Döblin’s Berlin Alexanderplatz is a book that should be widely read. The author was born into a Jewish family in Stettin, now in Poland. After his father, the owner of a tailor shop, ran off to America with a seamstress, his mother moved the family to Berlin. He studied medicine, first practicing psychiatry and then internal medicine in a working class district. As an artist, he participated in Expressionist circles. His first published novel appeared in 1915.
In The Berlin Novels of Alfred Döblin, David B. Dollenmayer argues that from the time of the November 1918 German revolution onward, “Döblin considered himself a progressive writer on the side of the working class. His basic political sympathies lay with the workers’ and soldiers’ councils that were formed early in the German revolution of 1918–19 and then bypassed and suppressed by the majority Social-Democratic government under Friedrich Ebert.”
Flirting with anarchism at times, Döblin, in a series of articles for the journal Die Neue Rundschau in 1919-1920, “attacks the Weimar state and its Social-Democratic leadership as a thin veneer beneath which the old power structure of officers and junkers [landowning aristocrats] remains: ‘Germany, the Imperial Republic.’” In 1925, he joined the Gruppe 1925, “an informal gathering of left-liberal and Communist writers that discussed politics and art between 1925 and 1928,” writes Dollenmayer. Other members included Bertolt Brecht, Robert Musil, Ernst Toller, Joseph Roth and Johannes Becher. Döblin remained aloof, however, from party politics.
Berlin Alexanderplatz was a great artistic and popular success. It needs to be read to be appreciated. It is many things, including the evocation of a huge modern city. In a 1930 review, left-wing critic Walter Benjamin noted that the “stylistic principle governing this book is that of montage. Petty-bourgeois printed matter, scandalmongering, stories of accidents, the sensational indictments of 1928, folk songs, and advertisements rain down in this text. The montage explodes the framework of the novel, bursts its limits both stylistically and structurally, and clears the way for new, epic possibilities.

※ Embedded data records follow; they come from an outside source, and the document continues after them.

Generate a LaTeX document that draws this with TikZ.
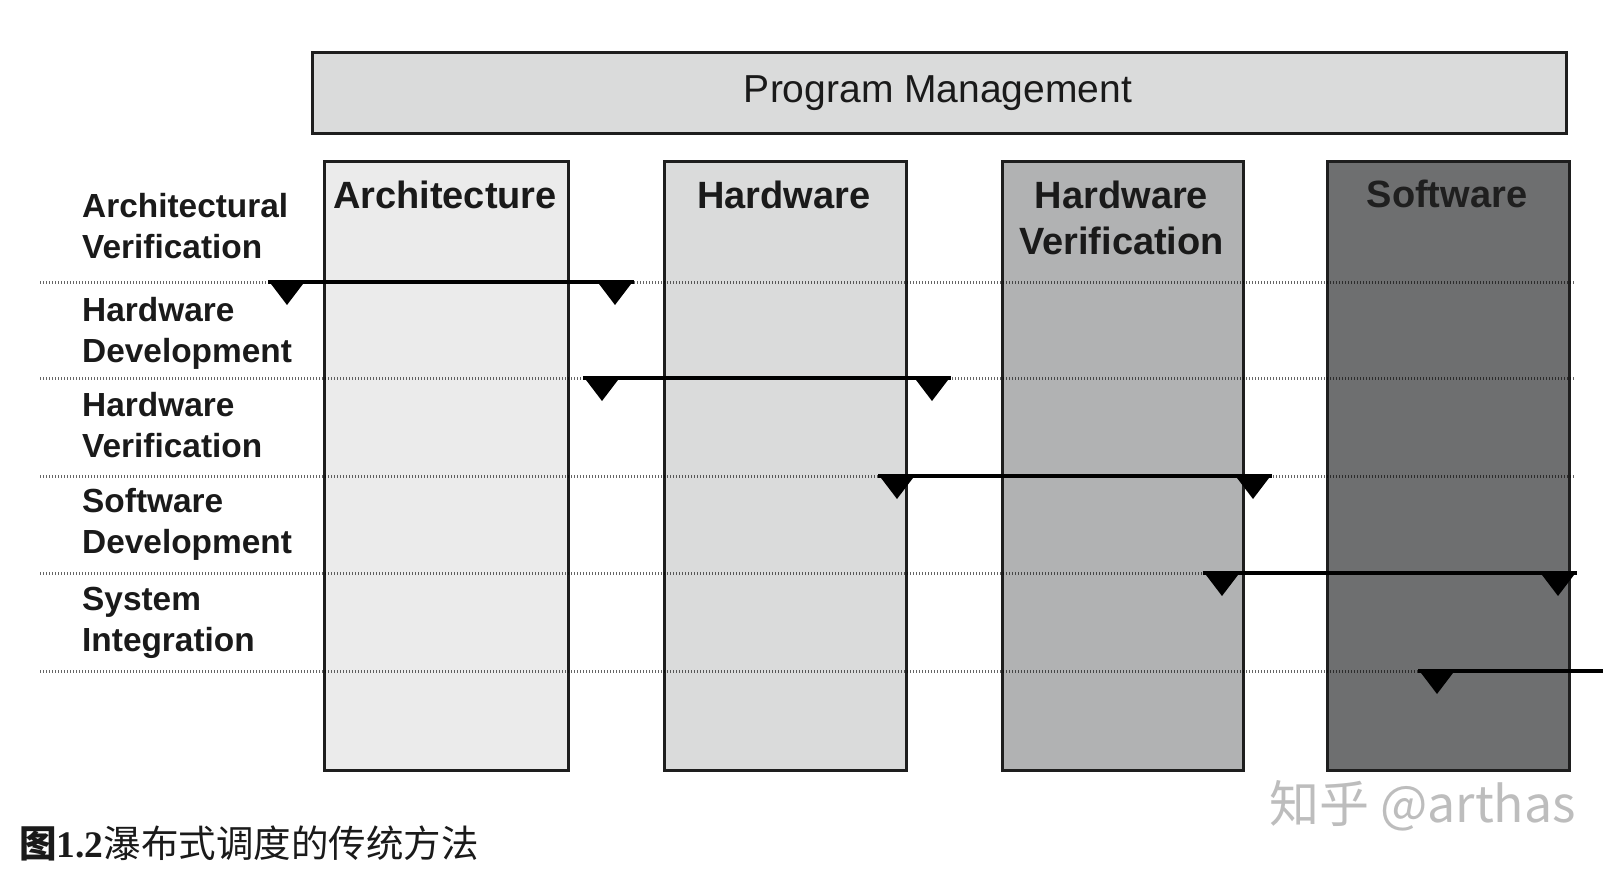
\documentclass[tikz,border=0pt]{standalone}
\usepackage{fontspec}
\setmainfont{Liberation Sans}
\newfontfamily\cjk{Noto Sans CJK SC}
\newfontfamily\capserif{Liberation Serif}
\definecolor{cA}{HTML}{EBEBEB}
\definecolor{cB}{HTML}{DADBDB}
\definecolor{cC}{HTML}{B1B2B3}
\definecolor{cD}{HTML}{6E6F70}
\definecolor{edge}{HTML}{1E1E1E}
\definecolor{ink}{HTML}{1A1A1A}
\definecolor{wm}{HTML}{BDBDBD}
\begin{document}
\begin{tikzpicture}[x=1pt,y=-1pt,
  colbox/.style={draw=edge, line width=2.5pt, anchor=north west, inner sep=0pt,
                 minimum height=609pt},
  pmbox/.style={draw=edge, line width=2.5pt, anchor=north west, inner sep=0pt,
                fill=cB, minimum width=1254pt, minimum height=81pt},
  hdr/.style={anchor=base, inner sep=0pt, align=center, text=ink,
              font=\fontsize{38}{46.5}\selectfont\bfseries},
  rowlab/.style={anchor=base west, inner sep=0pt, align=left, text=ink,
                 font=\fontsize{33.4}{40.5}\selectfont\bfseries},
  gridline/.style={draw=black, draw opacity=0.6, line width=3pt,
                   dash pattern=on 1.3pt off 1.7pt},
  bar/.style={draw=black, line width=4.5pt},
  tri/.pic={\fill[black] (-19,-2) -- (19,-2) -- (0,23) -- cycle;}
]
\useasboundingbox (0,0) rectangle (1617,870);

% program management
\node[pmbox] (pm) at (311,51) {};
\node[anchor=base, inner sep=0pt, text=ink, font=\fontsize{39}{46}\selectfont]
  (pmT) at (938,102) {Program Management};

% columns
\node[colbox, fill=cA, minimum width=244pt] (arch) at (323,160) {};
\node[colbox, fill=cB, minimum width=242pt] (hw)   at (663,160) {};
\node[colbox, fill=cC, minimum width=241pt] (hwv)  at (1001,160) {};
\node[colbox, fill=cD, minimum width=242pt, line width=3.2pt] (sw) at (1326,160) {};

\node[hdr] (archT) at (445,208) {Architecture};
\node[hdr] (hwT)   at (784,208) {Hardware};
\node[hdr] (hwvT)  at (1121.5,254.5) {Hardware\\Verification};
\node[hdr, text=black!88] (swT) at (1447,207) {Software};

% row labels (anchor on baseline of the second line)
\node[rowlab] (l1) at (82,258) {Architectural\\Verification};
\node[rowlab] (l2) at (82,362) {Hardware\\Development};
\node[rowlab] (l3) at (82,457) {Hardware\\Verification};
\node[rowlab] (l4) at (82,553) {Software\\Development};
\node[rowlab] (l5) at (82,651) {System\\Integration};

% dotted separators
\foreach \yy/\nm in {282/g1,378/g2,476/g3,573/g4,671/g5}{
  \coordinate (\nm a) at (40,\yy);
  \coordinate (\nm b) at (1575,\yy);
  \draw[gridline] (\nm a) -- (\nm b);
}

% milestone triangles
\coordinate (m1a) at (287,282);  \coordinate (m1b) at (615,282);
\coordinate (m2a) at (602,378);  \coordinate (m2b) at (932,378);
\coordinate (m3a) at (897,476);  \coordinate (m3b) at (1253,476);
\coordinate (m4a) at (1222,573); \coordinate (m4b) at (1558,573);
\coordinate (m5a) at (1437,671); \coordinate (m5e) at (1603,671);

\draw[bar] ([xshift=-19pt]m1a) -- ([xshift=19pt]m1b);
\draw[bar] ([xshift=-19pt]m2a) -- ([xshift=19pt]m2b);
\draw[bar] ([xshift=-19pt]m3a) -- ([xshift=19pt]m3b);
\draw[bar] ([xshift=-19pt]m4a) -- ([xshift=19pt]m4b);
\draw[bar] ([xshift=-19pt]m5a) -- (m5e);

\foreach \p in {m1a,m1b,m2a,m2b,m3a,m3b,m4a,m4b,m5a}{
  \pic at (\p) {tri};
}

% caption
\node[anchor=base west, inner sep=0pt, text=ink] (cap) at (19,857)
  {\fontsize{37.5}{45}\selectfont{\cjk\bfseries 图}{\capserif\bfseries 1.2}{\cjk 瀑布式调度的传统方法}};

% watermark
\node[anchor=base east, inner sep=0pt, text=wm] (wmk) at (1576,822)
  {\fontsize{50}{56}\selectfont\cjk 知乎 @arthas};
\end{tikzpicture}
\end{document}
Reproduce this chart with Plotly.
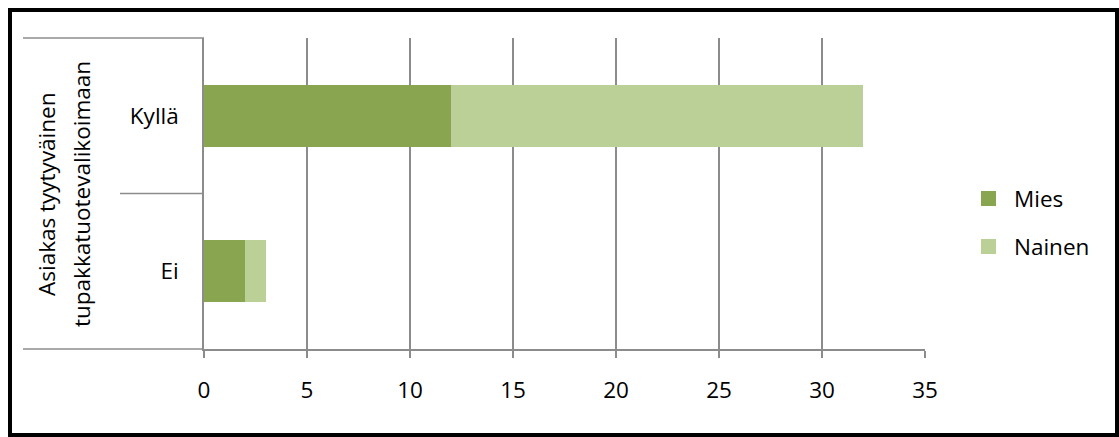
import plotly.graph_objects as go

# Survey answers: is the customer satisfied with the tobacco product range
categories = ["Ei", "Kyllä"]
series_names = ["Mies", "Nainen"]
mies = [2, 12]
nainen = [1, 20]
x_ticks = [0, 5, 10, 15, 20, 25, 30, 35]
group_label = ["Asiakas tyytyväinen", "tupakkatuotevalikoimaan"]
colors = ["#8aa54f", "#bad097"]

W, H = 1119, 437
L, R, T, B = 204, 925, 38, 349  # plot area in pixels


def px(x):
    return (x - L) / (R - L)


def py(y):
    return (B - y) / (B - T)


FONT = "Open Sans"
FS = 22.5
fig = go.Figure()
for name, vals, col in zip(series_names, [mies, nainen], colors):
    fig.add_trace(go.Bar(y=categories, x=vals, orientation="h", name=name,
                         marker=dict(color=col, line=dict(width=0)),
                         showlegend=False))

grid = "#8c8c8c"
shapes = [
    # outer frame
    dict(type="rect", xref="paper", yref="paper", x0=px(10), x1=px(1117),
         y0=py(435), y1=py(10), line=dict(color="black", width=4)),
    # category axis lines
    dict(type="line", xref="paper", yref="paper", x0=px(23), x1=px(204),
         y0=py(38), y1=py(38), line=dict(color=grid, width=1.5)),
    dict(type="line", xref="paper", yref="y", x0=px(120), x1=px(204),
         y0=0.5, y1=0.5, line=dict(color=grid, width=1.5)),
    dict(type="line", xref="paper", yref="paper", x0=px(23), x1=px(204),
         y0=0, y1=0, line=dict(color=grid, width=1.5)),
]

annotations = [
    dict(text=group_label[0], xref="paper", yref="paper", x=px(46), y=py(194),
         xanchor="center", yanchor="middle", textangle=-90, showarrow=False,
         font=dict(family=FONT, size=FS, color="black")),
    dict(text=group_label[1], xref="paper", yref="paper", x=px(81), y=py(194),
         xanchor="center", yanchor="middle", textangle=-90, showarrow=False,
         font=dict(family=FONT, size=FS, color="black")),
]

# legend: colour swatch plus series name
for i, (name, col) in enumerate(zip(series_names, colors)):
    cy = 198.5 + i * 48
    shapes.append(dict(type="rect", xref="paper", yref="paper",
                       x0=px(981), x1=px(996), y0=py(cy + 7.5), y1=py(cy - 7.5),
                       fillcolor=col, line=dict(width=0)))
    annotations.append(dict(text=name, xref="paper", yref="paper", x=px(1012),
                            y=py(cy), xanchor="left", yanchor="middle",
                            showarrow=False,
                            font=dict(family=FONT, size=FS, color="black")))

fig.update_layout(
    width=W, height=H,
    margin=dict(l=L, r=W - R, t=T, b=H - B),
    barmode="stack", bargap=0.6,
    plot_bgcolor="white", paper_bgcolor="white",
    font=dict(family=FONT, size=FS, color="black"),
    shapes=shapes, annotations=annotations,
    showlegend=False,
    xaxis=dict(range=[0, 35], tickvals=x_ticks, showgrid=True, gridcolor=grid,
               gridwidth=1.5, showline=True, linecolor=grid, linewidth=1.5,
               ticks="outside", ticklen=7, tickcolor=grid, tickwidth=1.5,
               ticklabelstandoff=13, zeroline=False),
    yaxis=dict(categoryorder="array", categoryarray=categories, showgrid=False,
               showline=True, linecolor=grid, linewidth=1.5, ticks="",
               ticklabelstandoff=19, zeroline=False),
)

fig.write_html("out.html")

Formally, above all.”
Fassbinder suggested the novel’s language “is certainly shaped by such things—mostly the noises of the big city, the specific rhythms, the constant madness of an unceasing back-and-forth. And … a very specific alertness to everything that living in the city means, certainly provides the source of the montage technique Döblin uses.”
The Stalinist literary press attacked Döblin’s novel as a “reactionary and counterrevolutionary attack on the thesis of organized class struggle.” This was very stupid and repressive, but it doesn’t mean there are no problematic features of the novel. They are hinted at by Benjamin’s somewhat barbed concluding comment in his generally friendly review that Berlin Alexanderplatz was “the most extreme and vertiginous, the last and most advanced stage of the old bourgeois Bildungsroman,” i.e., a novel of individual “spiritual education.”
There are unquestionably signs in the novel that the betrayals of Social Democracy and the Stalinization of the Communist Party have politically discouraged Döblin. He imagines Franz Biberkopf only opening his eyes to reality, maturing, through a series of calamities, during the course of which he discards his arrogance, hubris and illusion of “strength” and becomes “clear-headed,” a type of extreme program of psychotherapy.
Nevertheless, Berlin Alexanderplatz is an immense artistic achievement. If the new film serves no other purpose than focusing attention on the novel, it will have performed a valuable service.